In Gossip, the spreading of the rumor concerning Naomi and Beau is shown in a montage of college co-eds telling the camera what he or she heard. It is a clever way to show how fast rumors spread and, over the course of the sequence, the story of what happened between the couple drastically changes (several times) by the end. Midway through the film, Naomi takes everybody by surprise (both the characters and the audience) when she accuses Beau of rape. Suddenly, the reaction and the ramifications of the initial rumor take a much more consequential, dangerous, and possibly even deadly turn.
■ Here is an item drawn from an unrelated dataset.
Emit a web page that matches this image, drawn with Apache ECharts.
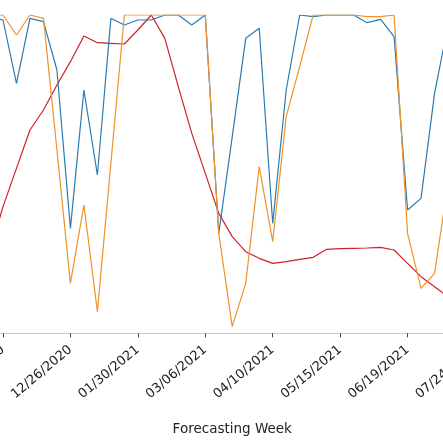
<!DOCTYPE html>
<html><head><meta charset="utf-8">
<script src="https://cdn.jsdelivr.net/npm/echarts@6/dist/echarts.min.js"></script>
<style>html,body{margin:0;padding:0;background:#fff}#c{width:443px;height:443px}</style>
</head><body><div id="c"></div>
<script>
const weeks = [];
(function(){ let d = new Date(Date.UTC(2020,10,14)); for (let i=0;i<37;i++){ const m=String(d.getUTCMonth()+1).padStart(2,'0'), dd=String(d.getUTCDate()).padStart(2,'0'); weeks.push(m+'/'+dd+'/'+d.getUTCFullYear()); d=new Date(d.getTime()+7*864e5);} })();
const blue = [95,94,75,94.5,93.5,79,31.5,73,47.5,94.5,92.5,94,94,95.5,95.5,92.5,95.5,30,59,88.5,91.5,33,73,95.5,95,95.5,95.5,95.5,93.2,94.2,89,37,40.5,72,92.5];
const orange = [95.5,95.5,89.5,95.5,94.5,55,15,38.5,6.5,51,95.5,95.5,95.5,95.5,95.5,95.5,95.5,30,2,15,50,27.5,65,80,95.5,95.5,95.5,95.5,95,95,95.5,30,13.5,18,45];
const red = [24,38,49.5,61,67,74.5,81.5,89.2,87.2,87,86.8,91,95.5,88.5,74,60,48,36,29,24.5,22.5,21,21.5,22.2,22.8,25.2,25.4,25.5,25.6,25.8,25,21,17,14,11];
const chart = echarts.init(document.getElementById('c'));
const show = (i) => (i-1)%5===0;
const ln = (d,c) => ({type:'line',data:d,showSymbol:false,symbol:'none',lineStyle:{color:c,width:1.2},itemStyle:{color:c},animation:false});
chart.setOption({
  animation:false,
  grid:{left:-10.5,right:-32,top:15,bottom:101,containLabel:false,outerBoundsMode:'none'},
  xAxis:{type:'category',data:weeks,boundaryGap:false,
    name:'Forecasting Week',nameLocation:'middle',nameGap:80,
    nameTextStyle:{fontFamily:'DejaVu Sans',fontSize:13.5,color:'#222'},
    axisLine:{lineStyle:{color:'#c8c8c8',width:1}},
    axisTick:{interval:show,length:4,lineStyle:{color:'#444'}},
    axisLabel:{interval:show,rotate:40,fontFamily:'DejaVu Sans',fontSize:13,color:'#222',margin:6,hideOverlap:false}},
  yAxis:{type:'value',min:-2.6,max:95.5,show:false,splitLine:{show:false}},
  series:[ln(red,'#d0202a'),ln(blue,'#2a7bb0'),ln(orange,'#f0922a')]
});
</script></body></html>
Like rumors and gossip, sometimes the effect that urban legends have on individuals or a group of people can also be damaging. In the internet age, urban legends can begin and spread faster than ever. Take the concept of Creepypasta, where short stories are posted and shared via the internet and social media. One of the most recognizable stories to emerge from Creepypasta is that of Slender Man, a tall, blank-faced figure who goes after kids. In 2014, the legend spawned a real-life stabbing where two young girls in Wisconsin lured their friend into the woods and repeatedly stabbed her with a knife in order to appease Slender Man. You can read more about the case here.
Gossip failed to spread good word among audiences when it was released in April of 2000, and the movie quickly became a box office dud. On a reported budget of $14 million, the movie only made $12 million in ticket sales. I recently re-watched the film for the first time in years, and I enjoyed it. Gossip is currently streaming for free on Vudu.